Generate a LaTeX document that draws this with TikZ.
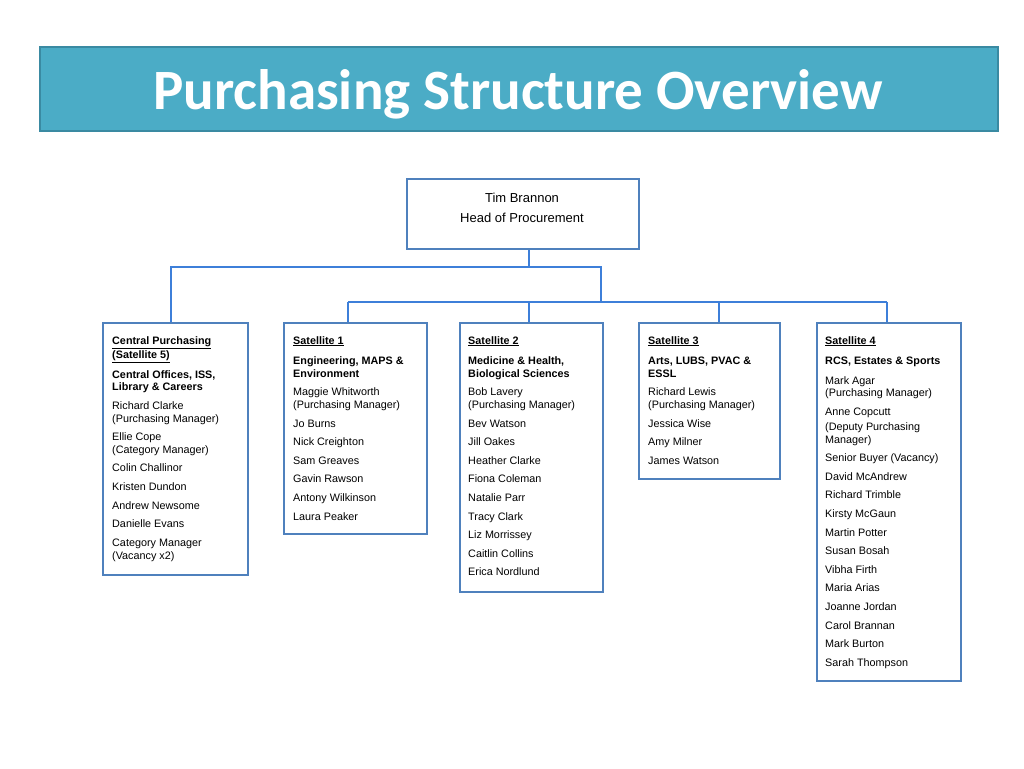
\documentclass[tikz,border=0pt]{standalone}
\usepackage{fontspec}
\setmainfont{Liberation Sans}
\newfontfamily\titlefont{Carlito}
\usetikzlibrary{calc}
\definecolor{titlefill}{HTML}{4BACC6}
\definecolor{titleedge}{HTML}{3A8AA2}
\definecolor{boxedge}{HTML}{4F81BD}
\definecolor{linkblue}{HTML}{3D7FD9}
\newcommand\hd[1]{\underline{\textbf{#1}}}
\begin{document}
\begin{tikzpicture}[x=1pt,y=-1pt,
  titlebox/.style={draw=titleedge, line width=2pt, fill=titlefill, anchor=north west, inner sep=0pt},
  orgbox/.style={draw=boxedge, line width=2pt, fill=white, anchor=north west, inner sep=0pt},
  txt/.style={anchor=north west, align=left, inner sep=0pt, font=\fontsize{10.8}{12.6}\selectfont},
  headtxt/.style={anchor=north, align=center, inner sep=0pt, font=\fontsize{13}{20}\selectfont},
  link/.style={draw=linkblue, line width=1.5pt}]
\fill[white] (0,0) rectangle (1024,768);
\useasboundingbox (0,0) rectangle (1024,768);

% title
\node[titlebox, minimum width=958pt, minimum height=84pt] (title) at (39,46) {};
\node[text=white, font=\titlefont\bfseries\fontsize{57}{60}\selectfont, inner sep=0pt] (titletxt) at (518,94) {Purchasing Structure Overview};

% head box
\node[orgbox, minimum width=232pt, minimum height=70pt] (head) at (406,178) {};
\node[headtxt] (headt) at (522,193) {Tim Brannon\\Head of Procurement};

% boxes
\node[orgbox, minimum width=145pt, minimum height=252pt] (c5) at (102,322) {};
\node[orgbox, minimum width=143pt, minimum height=211pt] (s1) at (283,322) {};
\node[orgbox, minimum width=143pt, minimum height=269pt] (s2) at (459,322) {};
\node[orgbox, minimum width=141pt, minimum height=156pt] (s3) at (638,322) {};
\node[orgbox, minimum width=144pt, minimum height=358pt] (s4) at (816,322) {};

% connectors
\coordinate (j0) at (529,267);
\coordinate (j1) at (171,267);
\coordinate (j2) at (601,267);
\coordinate (j3) at (601,302);
\coordinate (k1) at (348,302);
\coordinate (k2) at (529,302);
\coordinate (k3) at (719,302);
\coordinate (k4) at (887,302);
\draw[link] (head.south -| j0) -- (j0);
\draw[link] (c5.north -| j1) -- (j1) -- (j2) -- (j3);
\draw[link] (k1) -- (k4);
\draw[link] (k1) -- (k1 |- s1.north);
\draw[link] (k2) -- (k2 |- s2.north);
\draw[link] (k3) -- (k3 |- s3.north);
\draw[link] (k4) -- (k4 |- s4.north);

% texts
\node[txt] (c5t) at ($(c5.north west)+(10,14)$) {\hd{Central Purchasing}\\[2pt]\hd{(Satellite 5)}\\[7pt]
\textbf{Central Offices, ISS,}\\\textbf{Library \& Careers}\\[6pt]
Richard Clarke\\(Purchasing Manager)\\[6pt]
Ellie Cope\\(Category Manager)\\[6pt]
Colin Challinor\\[6pt]
Kristen Dundon\\[6pt]
Andrew Newsome\\[6pt]
Danielle Evans\\[6pt]
Category Manager\\[1pt](Vacancy x2)};

\node[txt] (s1t) at ($(s1.north west)+(10,14)$) {\hd{Satellite 1}\\[8pt]
\textbf{Engineering, MAPS \&}\\\textbf{Environment}\\[6pt]
Maggie Whitworth\\(Purchasing Manager)\\[6pt]
Jo Burns\\[6pt]
Nick Creighton\\[6pt]
Sam Greaves\\[6pt]
Gavin Rawson\\[6pt]
Antony Wilkinson\\[6pt]
Laura Peaker};

\node[txt] (s2t) at ($(s2.north west)+(9,14)$) {\hd{Satellite 2}\\[8pt]
\textbf{Medicine \& Health,}\\\textbf{Biological Sciences}\\[6pt]
Bob Lavery\\(Purchasing Manager)\\[6pt]
Bev Watson\\[6pt]
Jill Oakes\\[6pt]
Heather Clarke\\[6pt]
Fiona Coleman\\[6pt]
Natalie Parr\\[6pt]
Tracy Clark\\[6pt]
Liz Morrissey\\[6pt]
Caitlin Collins\\[6pt]
Erica Nordlund};

\node[txt] (s3t) at ($(s3.north west)+(10,14)$) {\hd{Satellite 3}\\[8pt]
\textbf{Arts, LUBS, PVAC \&}\\\textbf{ESSL}\\[6pt]
Richard Lewis\\(Purchasing Manager)\\[6pt]
Jessica Wise\\[6pt]
Amy Milner\\[6pt]
James Watson};

\node[txt] (s4t) at ($(s4.north west)+(9,14)$) {\hd{Satellite 4}\\[8pt]
\textbf{RCS, Estates \& Sports}\\[7pt]
Mark Agar\\(Purchasing Manager)\\[6pt]
Anne Copcutt\\[2.5pt](Deputy Purchasing\\Manager)\\[6pt]
Senior Buyer (Vacancy)\\[6pt]
David McAndrew\\[6pt]
Richard Trimble\\[6pt]
Kirsty McGaun\\[6pt]
Martin Potter\\[6pt]
Susan Bosah\\[6pt]
Vibha Firth\\[6pt]
Maria Arias\\[6pt]
Joanne Jordan\\[6pt]
Carol Brannan\\[6pt]
Mark Burton\\[6pt]
Sarah Thompson};
\end{tikzpicture}
\end{document}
══════════════════════════════
■ **EXERCISE**
Write the full listing out again with every line unchanged, but include no pictures.

■ **ANSWER BELOW**
Generate a LaTeX document that draws this with TikZ.
\documentclass[tikz,border=0pt]{standalone}
\usepackage{fontspec}
\setmainfont{Liberation Sans}
\newfontfamily\titlefont{Carlito}
\usetikzlibrary{calc}
\definecolor{titlefill}{HTML}{4BACC6}
\definecolor{titleedge}{HTML}{3A8AA2}
\definecolor{boxedge}{HTML}{4F81BD}
\definecolor{linkblue}{HTML}{3D7FD9}
\newcommand\hd[1]{\underline{\textbf{#1}}}
\begin{document}
\begin{tikzpicture}[x=1pt,y=-1pt,
  titlebox/.style={draw=titleedge, line width=2pt, fill=titlefill, anchor=north west, inner sep=0pt},
  orgbox/.style={draw=boxedge, line width=2pt, fill=white, anchor=north west, inner sep=0pt},
  txt/.style={anchor=north west, align=left, inner sep=0pt, font=\fontsize{10.8}{12.6}\selectfont},
  headtxt/.style={anchor=north, align=center, inner sep=0pt, font=\fontsize{13}{20}\selectfont},
  link/.style={draw=linkblue, line width=1.5pt}]
\fill[white] (0,0) rectangle (1024,768);
\useasboundingbox (0,0) rectangle (1024,768);

% title
\node[titlebox, minimum width=958pt, minimum height=84pt] (title) at (39,46) {};
\node[text=white, font=\titlefont\bfseries\fontsize{57}{60}\selectfont, inner sep=0pt] (titletxt) at (518,94) {Purchasing Structure Overview};

% head box
\node[orgbox, minimum width=232pt, minimum height=70pt] (head) at (406,178) {};
\node[headtxt] (headt) at (522,193) {Tim Brannon\\Head of Procurement};

% boxes
\node[orgbox, minimum width=145pt, minimum height=252pt] (c5) at (102,322) {};
\node[orgbox, minimum width=143pt, minimum height=211pt] (s1) at (283,322) {};
\node[orgbox, minimum width=143pt, minimum height=269pt] (s2) at (459,322) {};
\node[orgbox, minimum width=141pt, minimum height=156pt] (s3) at (638,322) {};
\node[orgbox, minimum width=144pt, minimum height=358pt] (s4) at (816,322) {};

% connectors
\coordinate (j0) at (529,267);
\coordinate (j1) at (171,267);
\coordinate (j2) at (601,267);
\coordinate (j3) at (601,302);
\coordinate (k1) at (348,302);
\coordinate (k2) at (529,302);
\coordinate (k3) at (719,302);
\coordinate (k4) at (887,302);
\draw[link] (head.south -| j0) -- (j0);
\draw[link] (c5.north -| j1) -- (j1) -- (j2) -- (j3);
\draw[link] (k1) -- (k4);
\draw[link] (k1) -- (k1 |- s1.north);
\draw[link] (k2) -- (k2 |- s2.north);
\draw[link] (k3) -- (k3 |- s3.north);
\draw[link] (k4) -- (k4 |- s4.north);

% texts
\node[txt] (c5t) at ($(c5.north west)+(10,14)$) {\hd{Central Purchasing}\\[2pt]\hd{(Satellite 5)}\\[7pt]
\textbf{Central Offices, ISS,}\\\textbf{Library \& Careers}\\[6pt]
Richard Clarke\\(Purchasing Manager)\\[6pt]
Ellie Cope\\(Category Manager)\\[6pt]
Colin Challinor\\[6pt]
Kristen Dundon\\[6pt]
Andrew Newsome\\[6pt]
Danielle Evans\\[6pt]
Category Manager\\[1pt](Vacancy x2)};

\node[txt] (s1t) at ($(s1.north west)+(10,14)$) {\hd{Satellite 1}\\[8pt]
\textbf{Engineering, MAPS \&}\\\textbf{Environment}\\[6pt]
Maggie Whitworth\\(Purchasing Manager)\\[6pt]
Jo Burns\\[6pt]
Nick Creighton\\[6pt]
Sam Greaves\\[6pt]
Gavin Rawson\\[6pt]
Antony Wilkinson\\[6pt]
Laura Peaker};

\node[txt] (s2t) at ($(s2.north west)+(9,14)$) {\hd{Satellite 2}\\[8pt]
\textbf{Medicine \& Health,}\\\textbf{Biological Sciences}\\[6pt]
Bob Lavery\\(Purchasing Manager)\\[6pt]
Bev Watson\\[6pt]
Jill Oakes\\[6pt]
Heather Clarke\\[6pt]
Fiona Coleman\\[6pt]
Natalie Parr\\[6pt]
Tracy Clark\\[6pt]
Liz Morrissey\\[6pt]
Caitlin Collins\\[6pt]
Erica Nordlund};

\node[txt] (s3t) at ($(s3.north west)+(10,14)$) {\hd{Satellite 3}\\[8pt]
\textbf{Arts, LUBS, PVAC \&}\\\textbf{ESSL}\\[6pt]
Richard Lewis\\(Purchasing Manager)\\[6pt]
Jessica Wise\\[6pt]
Amy Milner\\[6pt]
James Watson};

\node[txt] (s4t) at ($(s4.north west)+(9,14)$) {\hd{Satellite 4}\\[8pt]
\textbf{RCS, Estates \& Sports}\\[7pt]
Mark Agar\\(Purchasing Manager)\\[6pt]
Anne Copcutt\\[2.5pt](Deputy Purchasing\\Manager)\\[6pt]
Senior Buyer (Vacancy)\\[6pt]
David McAndrew\\[6pt]
Richard Trimble\\[6pt]
Kirsty McGaun\\[6pt]
Martin Potter\\[6pt]
Susan Bosah\\[6pt]
Vibha Firth\\[6pt]
Maria Arias\\[6pt]
Joanne Jordan\\[6pt]
Carol Brannan\\[6pt]
Mark Burton\\[6pt]
Sarah Thompson};
\end{tikzpicture}
\end{document}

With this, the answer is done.